Posted by Dominic Cronin at Sep 23, 2013 10:15 PM | Permalink
Today there was a question (http://tridion.stackexchange.com/q/2891/129) on the Tridion Stack Exchange that referred to putting superscript characters in a non-RTF field in Tridion. I started to answer it there, but soon realised that my answer was for a rather broader question - "How can I figure it out if funky characters don't display properly?"
Assuming you are using UTF-8, then the best way to verify the data at each stage is as follows:
- Install a good byte editor. I personally use a freeware tool: http://mh-nexus.de/en/
- Understand how UTF-8 works and be prepared to decode characters with a pencil and a sheet of paper. Make reference to http://www.ietf.org/rfc/rfc3629.txt and particularly the table on page 3. This way you can translate UTF-8 to Unicode.

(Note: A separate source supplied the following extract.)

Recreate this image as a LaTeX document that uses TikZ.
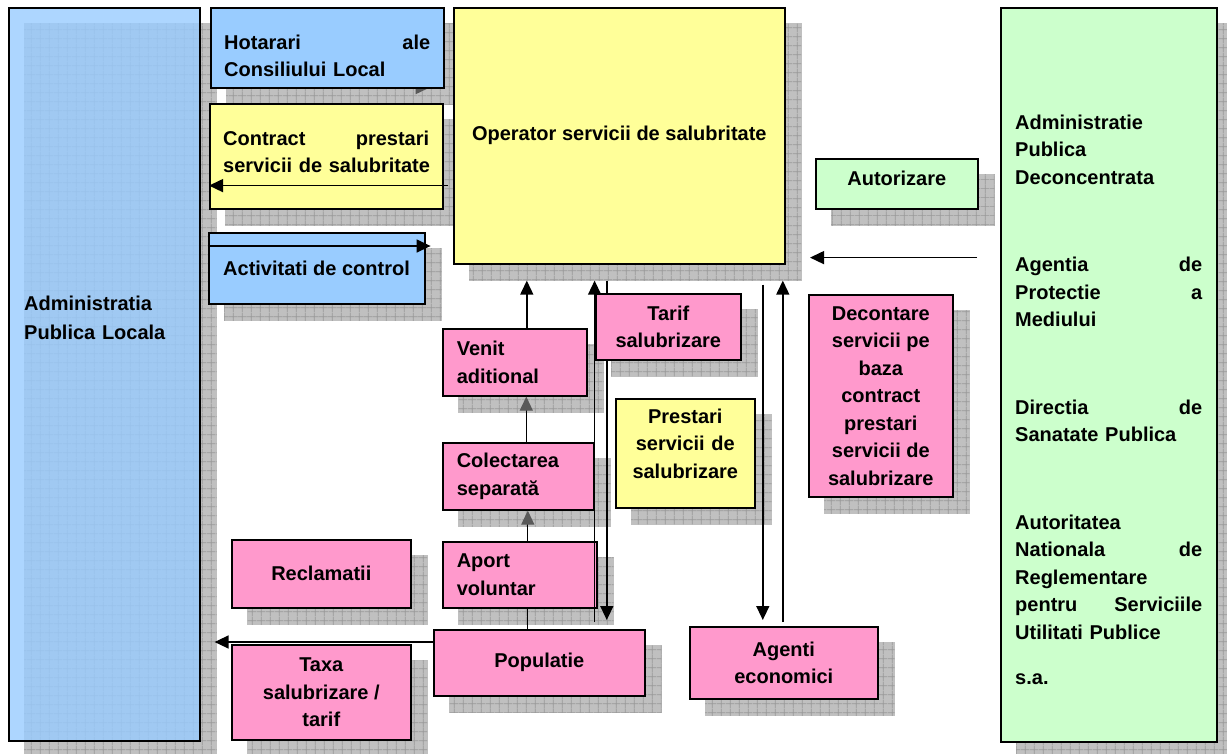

- Use the code charts at www.unicode.org/charts to verify the character in Unicode.
Tridion itself treats everything as Unicode, and will be able to cope with pretty much any character, including those in the Klingon language (Unicode range U+F8D0..U+F8FF), but good luck if you don't have a Klingon font installed.

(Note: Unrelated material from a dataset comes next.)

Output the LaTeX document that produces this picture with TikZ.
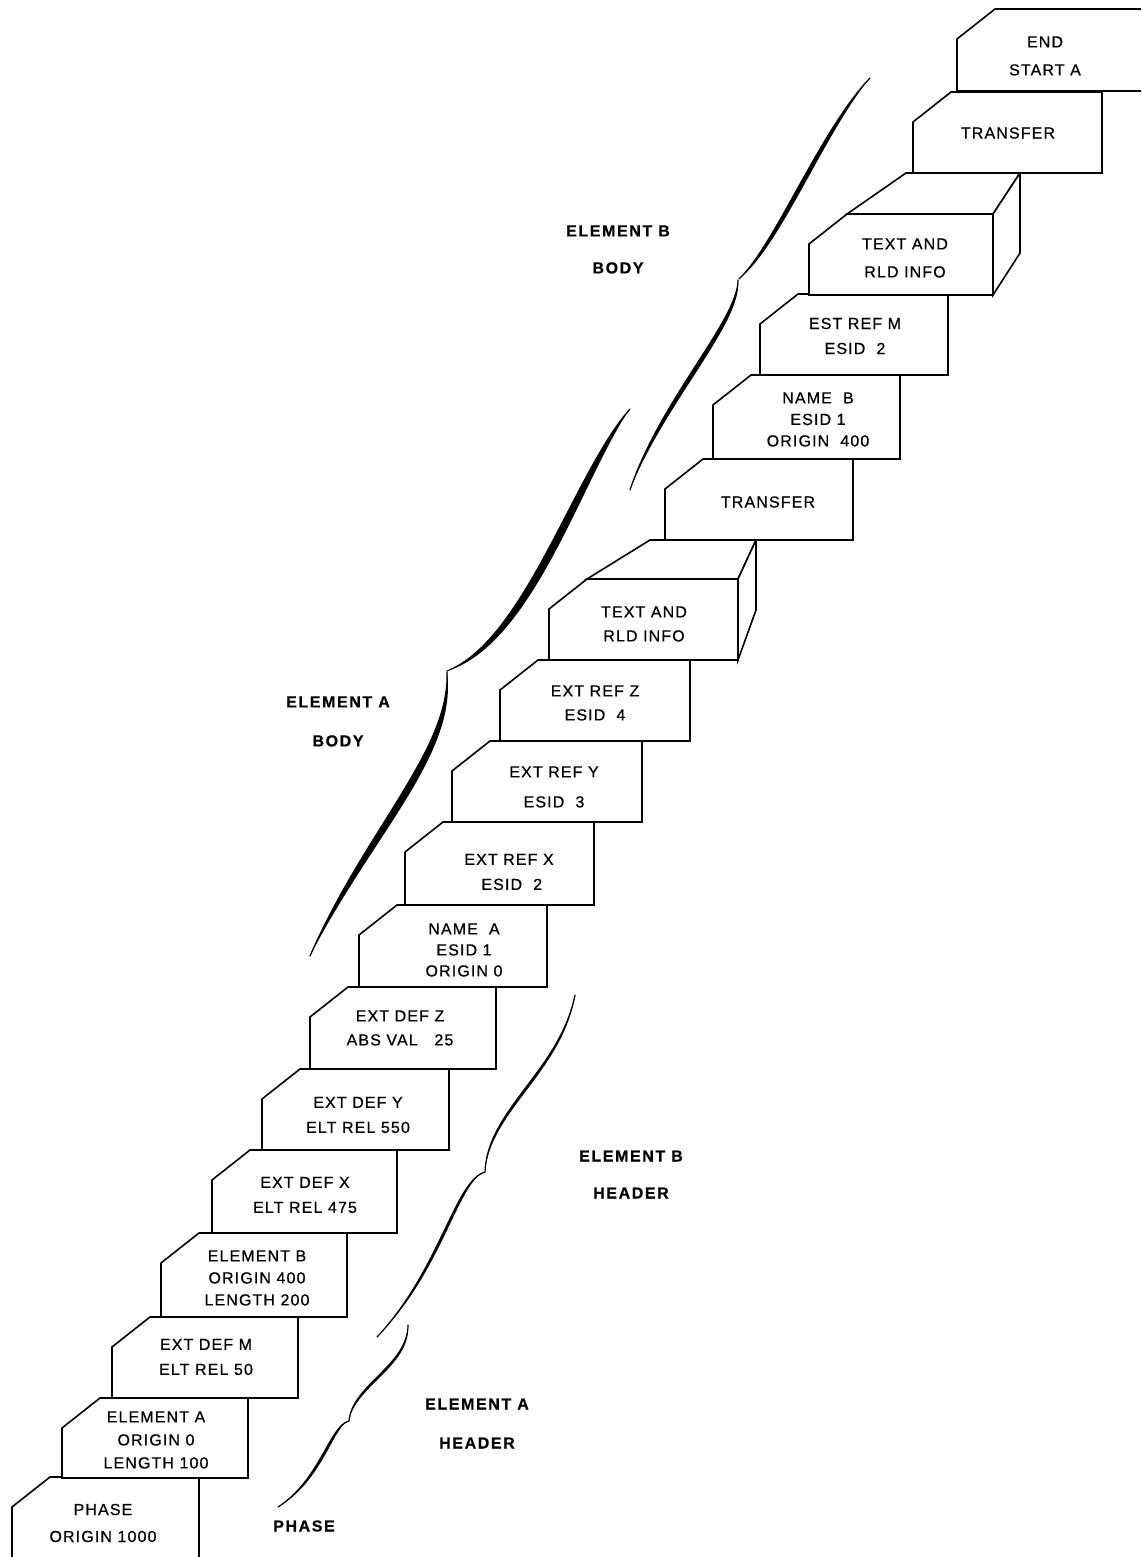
\documentclass[tikz,border=0pt]{standalone}
\usepackage{fontspec}
\usetikzlibrary{calc}
\newfontfamily\cardfont[LetterSpace=7,FakeBold=0.6]{Liberation Sans}
\newfontfamily\labelfont[LetterSpace=10,FakeBold=0.5]{Liberation Sans}
\tikzset{
  cardline/.style={line width=1.6pt, line join=miter, fill=white},
  braceline/.style={line width=1.2pt, line cap=round},
  ctext/.style={inner sep=0pt, align=center, font={\cardfont\fontsize{16}{#1}\selectfont}},
  ltext/.style={inner sep=0pt, align=center, font={\labelfont\bfseries\fontsize{16}{#1}\selectfont}}
}
% L T R B
\newcommand\card[4]{%
  \filldraw[cardline] (#1,#4) -- (#1,#2+30) -- (#1+38,#2) -- (#3,#2) -- (#3,#4) -- cycle;}
\newcommand\bracepart[5]{%
  \fill #1 .. controls #2 and #3 .. #4 .. controls ($#3+#5$) and ($#2+#5$) .. #1 -- cycle;
  \draw[braceline] #1 .. controls #2 and #3 .. #4;}
\begin{document}
\begin{tikzpicture}[x=1pt,y=-1pt]
\useasboundingbox (0,0) rectangle (1141,1557);
\clip (0,0) rectangle (1141,1557);
\fill[white] (0,0) rectangle (1141,1557);

% cards, bottom to top
\card{12}{1477}{199}{1575}
\card{62}{1398}{248}{1478}
\card{112}{1317}{298}{1398}
\card{161}{1233}{347}{1317}
\card{212}{1150}{397}{1233}
\card{262}{1069}{449}{1150}
\card{310}{987}{496}{1069}
\card{359}{905}{547}{987}
\card{405}{822}{594}{905}
\card{452}{741}{642}{822}
\card{500}{660}{690}{741}
% 3D box A
\card{549}{579}{738}{660}
\filldraw[cardline] (587,579) -- (650,540) -- (756,540) -- (738,579) -- cycle;
\filldraw[cardline] (738,579) -- (756,540) -- (756,610) -- (738,660) -- cycle;
\card{665}{459}{853}{540}
\card{713}{375}{900}{459}
\card{760}{294}{948}{375}
% 3D box B
\card{809}{214}{993}{295}
\filldraw[cardline] (847,214) -- (906,173) -- (1020,173) -- (993,214) -- cycle;
\filldraw[cardline] (993,214) -- (1020,173) -- (1020,253) -- (993,295) -- cycle;
\card{913}{92}{1102}{173}
\card{957}{9}{1160}{91}

% card texts
\node[ctext=28] (tEnd) at (1045,56) {END\\START A};
\node[ctext=20] (tTransB) at (1008,133) {TRANSFER};
\node[ctext=28] (tTextB) at (905,258) {TEXT AND\\RLD INFO};
\node[ctext=25] (tEstRef) at (855,336) {EST REF M\\ESID\ \ 2};
\node[ctext=21.5] (tNameB) at (818,419.5) {NAME\ \ B\\ESID 1\\ORIGIN\ \ 400};
\node[ctext=20] (tTransA) at (768,502) {TRANSFER};
\node[ctext=24] (tTextA) at (644,624) {TEXT AND\\RLD INFO};
\node[ctext=24] (tRefZ) at (595,703) {EXT REF Z\\ESID\ \ 4};
\node[ctext=30] (tRefY) at (554,787) {EXT REF Y\\ESID\ \ 3};
\node[ctext=25] (tRefX) at (509,872) {EXT REF X\\\ ESID\ \ 2};
\node[ctext=21] (tNameA) at (464,950) {NAME\ \ A\\ESID 1\\ORIGIN 0};
\node[ctext=24] (tDefZ) at (400,1028) {EXT DEF Z\\ABS VAL\ \ \ 25};
\node[ctext=25] (tDefY) at (358,1115) {EXT DEF Y\\ELT REL 550};
\node[ctext=25] (tDefX) at (305,1195) {EXT DEF X\\ELT REL 475};
\node[ctext=22] (tElB) at (257,1278) {ELEMENT B\\ORIGIN 400\\LENGTH 200};
\node[ctext=25] (tDefM) at (206,1357) {EXT DEF M\\ELT REL 50};
\node[ctext=23] (tElA) at (156,1440) {ELEMENT A\\ORIGIN 0\\LENGTH 100};
\node[ctext=27] (tPhase) at (103,1523) {PHASE\\ORIGIN 1000};

% side labels
\node[ltext=37] (lBbody) at (618,249.5) {ELEMENT B\\BODY};
\node[ltext=39] (lAbody) at (338,721.5) {ELEMENT A\\BODY};
\node[ltext=37] (lBhead) at (631,1174.5) {ELEMENT B\\HEADER};
\node[ltext=39] (lAhead) at (477,1423.5) {ELEMENT A\\HEADER};
\node[ltext=20] (lPhase) at (304,1526) {PHASE};

% braces
\bracepart{(870,78)}{(820,130)}{(775,245)}{(739,279)}{(5,2)}
\bracepart{(738,280)}{(738,320)}{(660,400)}{(630,490)}{(5,2)}
\bracepart{(630,409)}{(575,470)}{(525,640)}{(447,671)}{(9,4)}
\bracepart{(447,672)}{(450,750)}{(365,830)}{(310,956)}{(8,4)}
\bracepart{(575,995)}{(560,1070)}{(487,1110)}{(485,1172)}{(3,1)}
\bracepart{(485,1172)}{(455,1180)}{(440,1270)}{(377,1337)}{(3,1)}
\bracepart{(408,1325)}{(408,1365)}{(352,1385)}{(349,1421)}{(3,1)}
\bracepart{(349,1421)}{(330,1425)}{(320,1480)}{(278,1507)}{(3,1)}
\end{tikzpicture}
\end{document}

So taking the trademark symbol as an example, and using the information available at https://en.wikipedia.org/wiki/Trademark_symbol...

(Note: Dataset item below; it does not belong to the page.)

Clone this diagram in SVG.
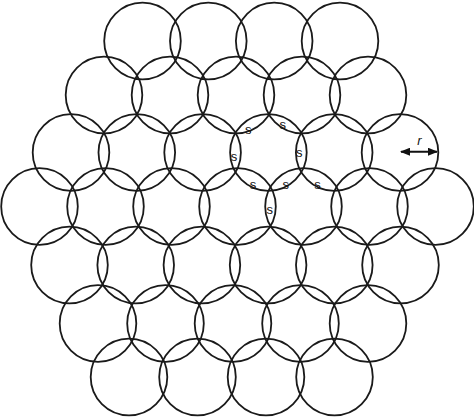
<svg xmlns="http://www.w3.org/2000/svg" width="474" height="420" viewBox="0 0 474 420">
<style>
.c{fill:none;stroke:#1a1a1a;stroke-width:1.8}
.s{font-family:"Liberation Sans",Arial,sans-serif;font-size:13px;fill:#111;text-anchor:middle}
.r{font-family:"Liberation Sans",Arial,sans-serif;font-size:13px;font-style:italic;fill:#111;text-anchor:middle}
.a{stroke:#111;stroke-width:2;fill:none}
</style>
<defs>
<marker id="ah" viewBox="0 0 10 8" refX="9" refY="4" markerWidth="10" markerHeight="8" markerUnits="userSpaceOnUse" orient="auto-start-reverse">
<path d="M0,0 L10,4 L0,8 z" fill="#111"/>
</marker>
</defs>
<rect width="474" height="420" fill="#fff"/>
<g id="row1">
<g id="n1-1"><circle class="c" cx="142.5" cy="41" r="38.3"/></g>
<g id="n1-2"><circle class="c" cx="208.3" cy="41" r="38.3"/></g>
<g id="n1-3"><circle class="c" cx="274.2" cy="41" r="38.3"/></g>
<g id="n1-4"><circle class="c" cx="340" cy="41" r="38.3"/></g>
</g>
<g id="row2">
<g id="n2-1"><circle class="c" cx="104" cy="95" r="38.3"/></g>
<g id="n2-2"><circle class="c" cx="170" cy="95" r="38.3"/></g>
<g id="n2-3"><circle class="c" cx="236" cy="95" r="38.3"/></g>
<g id="n2-4"><circle class="c" cx="302" cy="95" r="38.3"/></g>
<g id="n2-5"><circle class="c" cx="368" cy="95" r="38.3"/></g>
</g>
<g id="row3">
<g id="n3-1"><circle class="c" cx="71" cy="152.5" r="38.3"/></g>
<g id="n3-2"><circle class="c" cx="136.8" cy="152.5" r="38.3"/></g>
<g id="n3-3"><circle class="c" cx="202.6" cy="152.5" r="38.3"/></g>
<g id="n3-4"><circle class="c" cx="268.4" cy="152.5" r="38.3"/></g>
<g id="n3-5"><circle class="c" cx="334.2" cy="152.5" r="38.3"/></g>
<g id="n3-6"><circle class="c" cx="400" cy="152.5" r="38.3"/></g>
</g>
<g id="row4">
<g id="n4-1"><circle class="c" cx="39.5" cy="206.5" r="38.3"/></g>
<g id="n4-2"><circle class="c" cx="105.5" cy="206.5" r="38.3"/></g>
<g id="n4-3"><circle class="c" cx="171.5" cy="206.5" r="38.3"/></g>
<g id="n4-4"><circle class="c" cx="237.5" cy="206.5" r="38.3"/></g>
<g id="n4-5"><circle class="c" cx="303.5" cy="206.5" r="38.3"/></g>
<g id="n4-6"><circle class="c" cx="369.5" cy="206.5" r="38.3"/></g>
<g id="n4-7"><circle class="c" cx="435.5" cy="206.5" r="38.3"/></g>
</g>
<g id="row5">
<g id="n5-1"><circle class="c" cx="69.5" cy="265" r="38.3"/></g>
<g id="n5-2"><circle class="c" cx="135.7" cy="265" r="38.3"/></g>
<g id="n5-3"><circle class="c" cx="201.9" cy="265" r="38.3"/></g>
<g id="n5-4"><circle class="c" cx="268.1" cy="265" r="38.3"/></g>
<g id="n5-5"><circle class="c" cx="334.3" cy="265" r="38.3"/></g>
<g id="n5-6"><circle class="c" cx="400.5" cy="265" r="38.3"/></g>
</g>
<g id="row6">
<g id="n6-1"><circle class="c" cx="98" cy="323.5" r="38.3"/></g>
<g id="n6-2"><circle class="c" cx="165.5" cy="323.5" r="38.3"/></g>
<g id="n6-3"><circle class="c" cx="233" cy="323.5" r="38.3"/></g>
<g id="n6-4"><circle class="c" cx="300.5" cy="323.5" r="38.3"/></g>
<g id="n6-5"><circle class="c" cx="368" cy="323.5" r="38.3"/></g>
</g>
<g id="row7">
<g id="n7-1"><circle class="c" cx="129" cy="377" r="38.3"/></g>
<g id="n7-2"><circle class="c" cx="197.5" cy="377" r="38.3"/></g>
<g id="n7-3"><circle class="c" cx="266" cy="377" r="38.3"/></g>
<g id="n7-4"><circle class="c" cx="334.5" cy="377" r="38.3"/></g>
</g>
<g id="labels">
<text class="s" x="248.3" y="133.5">s</text>
<text class="s" x="282.7" y="129.2">s</text>
<text class="s" x="234" y="161">s</text>
<text class="s" x="299.2" y="156.5">s</text>
<text class="s" x="253" y="189.2">s</text>
<text class="s" x="285.7" y="188.7">s</text>
<text class="s" x="317.5" y="188.7">s</text>
<text class="s" x="269.7" y="213.7">s</text>
</g>
<g id="connectors">
<line class="a" x1="401" y1="151.7" x2="437" y2="151.7" marker-start="url(#ah)" marker-end="url(#ah)"/>
<text class="r" x="419.5" y="145">r</text>
</g>
</svg>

Open notepad and type Alt + (numeric keypad) 0153. Save the file as UTF-8 and open it up with your byte editor. N.B. Don't ever copy/paste interesting characters, because the Windows clipboard will try to help - which is not what you want when debugging.
You should see the following three bytes (possibly preceded by some BOM data - if in doubt, surround your TM with known characters)
E2 84 A2
Open up Windows "calc" in programmers' mode and set the word length to DWord. Flipping between Hex and Binary, your three bytes end up looking like this:
11100010 10000100 10100010
Referring back to http://www.ietf.org/rfc/rfc3629.txt you can translate this to the byte sequence:
which, of course you immediately feed back into calc to translate it to the hex value 0x2122
You can then look in the relevant Unicode chart... searching at http://www.unicode.org/charts/#symbols for 2122, we end up at http://www.unicode.org/charts/PDF/U2100.pdf and discover that this byte sequence represents "2122 ™ TRADE MARK SIGN".
If, by this point, you can't see a trade mark sign, it's probably because you haven't correctly told the browser what encoding you've used for the bytes you've sent, or because the font you are using doesn't know how to display that character.
You can also use this process in the opposite direction, going from a code point to a byte sequence.
Understanding how this all works is essential to your peace of mind when dealing with encoding and character display issues.